Ashby Monk: What is your take on World Bank President Robert Zoellick’s suggestion that global SWFs allocate 1% of their portfolios to African investments?
Jason Mosley: Zoellick’s call dovetails nicely with the idea that SWFs could play a role in development, and based on current estimates of SWF size, this would put $30 billion in potential investment on the table (roughly equal to all Official Development Assistance to SSA, and nearly double FDI inflows, for 2006). This would clearly be a significant increase in capital flowing to the region. An important difference to ODA would be the commercial nature. It’s not clear whether Africa suffers from a lack of finance, as its economies are relatively small compared to other regions. Nevertheless, SWF investment could stimulate sectors of the economy normally underserved by existing FDI, which is dominated by the extractive sector, and focused geographically in a handful of commodity exporting countries. In the search for returns, and with a different risk tolerance and valuation method, SWF investments could have significant knock on effects.

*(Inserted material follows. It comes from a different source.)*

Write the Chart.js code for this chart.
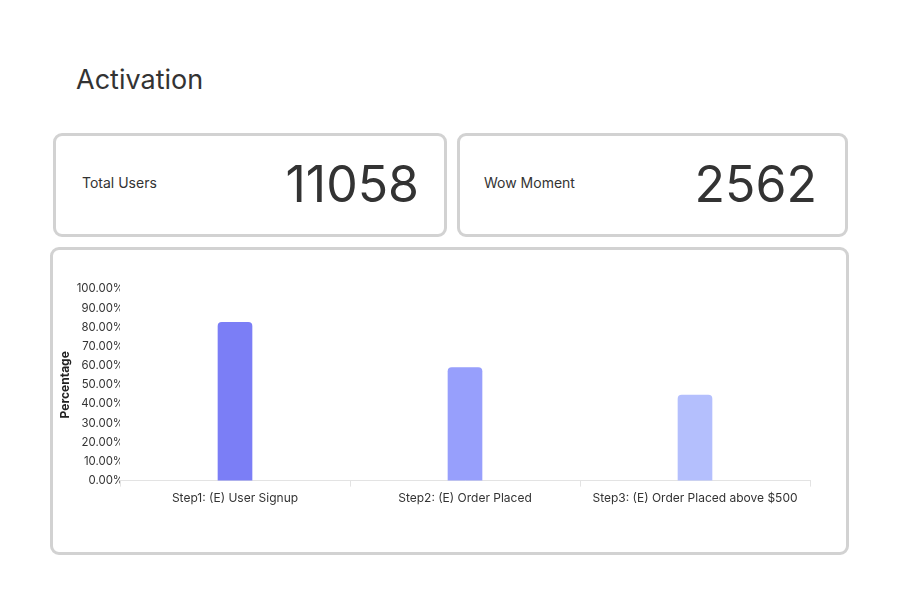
<!DOCTYPE html>
<html>
<head>
<meta charset="utf-8">
<script src="https://cdn.jsdelivr.net/npm/chart.js@4"></script>
<style>
  body { margin: 0; background: #fff; font-family: Inter, "Noto Sans", sans-serif; color: #333; }
  .page { position: relative; width: 900px; height: 600px; }
  h1 { position: absolute; left: 76px; top: 62px; margin: 0; font-size: 27px; font-weight: 400; color: #333; line-height: 36px; }
  .card { position: absolute; box-sizing: border-box; border: 3px solid #d2d2d2; border-radius: 9px; background: #fff; }
  .card .label { position: absolute; top: 50%; transform: translateY(-64%); font-size: 14px; color: #333; }
  .card .value { position: absolute; top: 50%; transform: translateY(-52%); font-size: 50px; color: #333; }
  #chartWrap { position: absolute; left: 52px; top: 268px; width: 780px; height: 250px; }
</style>
</head>
<body>
<div class="page">
  <h1>Activation</h1>
  <div class="card" style="left:53px;top:133px;width:394px;height:104px;">
    <span class="label" style="left:26px;">Total Users</span>
    <span class="value" id="totalUsers" style="right:25px;"></span>
  </div>
  <div class="card" style="left:457px;top:133px;width:391px;height:104px;">
    <span class="label" style="left:24px;">Wow Moment</span>
    <span class="value" id="wowMoment" style="right:28px;"></span>
  </div>
  <div class="card" style="left:50px;top:247px;width:799px;height:308px;"></div>
  <div id="chartWrap"><canvas id="grafico"></canvas></div>
</div>
<script>
// Dados
const totalUsers = 11058;
const wowMoment = 2562;
const steps = ['Step1: (E) User Signup', 'Step2: (E) Order Placed', 'Step3: (E) Order Placed above $500'];
const percentages = [82.6, 59.0, 44.6];
const barColors = ['#7b7ef6', '#979ffc', '#b4bffd'];

document.getElementById('totalUsers').textContent = totalUsers;
document.getElementById('wowMoment').textContent = wowMoment;

Chart.defaults.font.family = 'Inter, "Noto Sans", sans-serif';
Chart.defaults.color = '#333';

const ctx = document.getElementById('grafico').getContext('2d');
new Chart(ctx, {
  type: 'bar',
  data: {
    labels: steps,
    datasets: [{
      label: 'Percentage',
      data: percentages,
      backgroundColor: barColors,
      barThickness: 34,
      borderRadius: { topLeft: 4, topRight: 4 },
      borderSkipped: 'bottom'
    }]
  },
  options: {
    responsive: true,
    maintainAspectRatio: false,
    animation: false,
    layout: { padding: { top: 21, right: 22, left: 6, bottom: 7 } },
    plugins: { legend: { display: false }, tooltip: { enabled: false } },
    scales: {
      x: {
        grid: { display: true, drawOnChartArea: false, offset: true, tickLength: 6, color: '#e3e3e3' },
        border: { color: '#e3e3e3' },
        ticks: { font: { size: 12 }, color: '#333', padding: 5 }
      },
      y: {
        min: 0,
        max: 100,
        grid: { display: false, drawTicks: false },
        border: { display: false },
        ticks: {
          stepSize: 10,
          font: { size: 11.4 },
          color: '#333',
          padding: -4,
          callback: v => v.toFixed(2) + '%'
        },
        title: { display: true, text: 'Percentage', font: { size: 12, weight: 'bold' }, color: '#222', padding: { top: 0, bottom: 5 } },
        afterFit: s => { s.width = 62; }
      }
    }
  }
});
</script>
</body>
</html>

The flip side of Zoellick’s call was his interest in a role for the Bank in steering SWF investments through Bank managed funds — this points to a key bottleneck for potential SWF investment in SSA: lack of local knowledge for good investment opportunities. It’s not just a problem for SWFs, and while the World Bank may be in a position to provide a steer, I’m not sure SWFs are ready to be guided (nor that they should be).
Ashby Monk: What types of investments do you see SWFs favoring in SSA?

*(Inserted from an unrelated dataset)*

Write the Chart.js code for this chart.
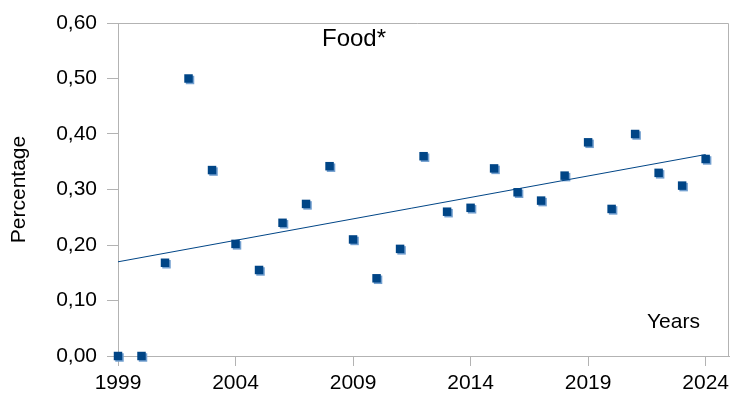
<!DOCTYPE html>
<html>
<head>
<meta charset="utf-8">
<script src="https://cdn.jsdelivr.net/npm/chart.js@4/dist/chart.umd.min.js"></script>
<style>
  html, body { margin: 0; padding: 0; background: #fff; }
  #wrap { width: 734px; height: 396px; }
</style>
</head>
<body>
<div id="wrap"><canvas id="c" width="734" height="396"></canvas></div>
<script>
// Share of food, by year
const years = [1999, 2000, 2001, 2002, 2003, 2004, 2005, 2006, 2007, 2008, 2009, 2010, 2011,
               2012, 2013, 2014, 2015, 2016, 2017, 2018, 2019, 2020, 2021, 2022, 2023, 2024];
const values = [0.00, 0.00, 0.168, 0.50, 0.335, 0.202, 0.155, 0.24, 0.274, 0.342, 0.21, 0.14, 0.193,
                0.36, 0.26, 0.267, 0.338, 0.295, 0.28, 0.325, 0.385, 0.265, 0.40, 0.33, 0.307, 0.355];
const xTicks = [1999, 2004, 2009, 2014, 2019, 2024];
const yTicks = [0, 0.1, 0.2, 0.3, 0.4, 0.5, 0.6];

// Least-squares trend line over the series
const n = years.length;
const mx = years.reduce((a, b) => a + b, 0) / n;
const my = values.reduce((a, b) => a + b, 0) / n;
let sxy = 0, sxx = 0;
for (let i = 0; i < n; i++) { sxy += (years[i] - mx) * (values[i] - my); sxx += (years[i] - mx) ** 2; }
const slope = sxy / sxx;
const icpt = my - slope * mx;
const trend = [years[0], years[n - 1]].map(x => ({ x, y: icpt + slope * x }));

const blue = '#004586';
const axisGrey = '#b3b3b3';
const FONT = '"Liberation Sans", Arial, sans-serif';

const extras = {
  id: 'extras',
  beforeDatasetDraw(chart, args) {
    if (args.index === 1) {
      const ctx = chart.ctx;
      ctx.save();
      ctx.shadowColor = '#729fcf';
      ctx.shadowOffsetX = 1.5;
      ctx.shadowOffsetY = 1.5;
      ctx.shadowBlur = 0;
    }
  },
  afterDatasetDraw(chart, args) {
    if (args.index === 1) chart.ctx.restore();
  },
  afterDraw(chart) {
    const ctx = chart.ctx;
    const a = chart.chartArea;
    ctx.save();
    ctx.strokeStyle = axisGrey;
    ctx.lineWidth = 1;
    ctx.beginPath();
    ctx.moveTo(a.left - 11, Math.round(a.top) + 0.5);
    ctx.lineTo(Math.round(a.right) - 0.5, Math.round(a.top) + 0.5);
    ctx.lineTo(Math.round(a.right) - 0.5, a.bottom);
    ctx.stroke();
    ctx.fillStyle = '#000';
    ctx.textAlign = 'left';
    ctx.textBaseline = 'alphabetic';
    ctx.font = '24px ' + FONT;
    ctx.fillText('Food*', 322, 46);
    ctx.font = '21px ' + FONT;
    ctx.fillText('Years', 647, 328);
    ctx.restore();
  }
};

new Chart(document.getElementById('c'), {
  type: 'scatter',
  data: {
    datasets: [
      {
        type: 'line',
        data: trend,
        borderColor: blue,
        borderWidth: 1,
        pointRadius: 0,
        fill: false
      },
      {
        data: years.map((x, i) => ({ x, y: values[i] })),
        clip: false,
        pointStyle: 'rect',
        pointRadius: 6,
        pointBackgroundColor: blue,
        pointBorderColor: blue,
        pointBorderWidth: 0
      }
    ]
  },
  options: {
    responsive: false,
    animation: false,
    layout: { autoPadding: false, padding: { top: 23, right: 0, left: 0, bottom: 0 } },
    plugins: { legend: { display: false }, tooltip: { enabled: false } },
    scales: {
      x: {
        type: 'linear',
        min: 1999,
        max: 2025,
        afterBuildTicks(s) { s.ticks = xTicks.map(v => ({ value: v })); },
        afterFit(s) { s.height = 40; },
        grid: { drawOnChartArea: false, tickLength: 10, color: axisGrey },
        border: { color: axisGrey },
        ticks: {
          color: '#000',
          padding: 5,
          maxRotation: 0,
          font: { family: FONT, size: 21 },
          callback: v => String(v)
        }
      },
      y: {
        min: 0,
        max: 0.6,
        afterBuildTicks(s) { s.ticks = yTicks.map(v => ({ value: v })); },
        afterFit(s) { s.width = 118; },
        grid: { drawOnChartArea: false, tickLength: 11, color: axisGrey },
        border: { color: axisGrey },
        ticks: {
          color: '#000',
          padding: 10,
          font: { family: FONT, size: 21 },
          callback: v => v.toFixed(2).replace('.', ',')
        },
        title: {
          display: true,
          text: 'Percentage',
          color: '#000',
          padding: { top: 7, bottom: 0 },
          font: { family: FONT, size: 21 }
        }
      }
    }
  },
  plugins: [extras]
});
</script>
</body>
</html>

Jason Mosley: One of the primary investment needs of SSA is infrastructure. Unleveraged, long-term investors such as SWFs are particularly suited for this type of investing. Through public-private partnerships, these investments can be particularly lucrative in politically stable countries, and even in some countries often considered slightly less stable (such as Nigeria or Angola).
One area where we’ve definitely seen investment has been in real estate, usually focused on serving the tourist sector. This is true in areas already associated with international tourism, such as Cape Town in South Africa, but also in less high profile destinations, including Rwanda.
Also, we’ve seen investment in sectors such as transport logistics in SSA, including in Djibouti and Senegal, where Dubai World has major investments in port infrastructure. In these cases, SSA countries have welcomed (in Senegal’s case actively pursued) the very SWF that was blocked from investing in US ports because of US political concerns about Dubai’s agenda.
Ashby Monk: Thanks, Jason, for taking the time chat with us today.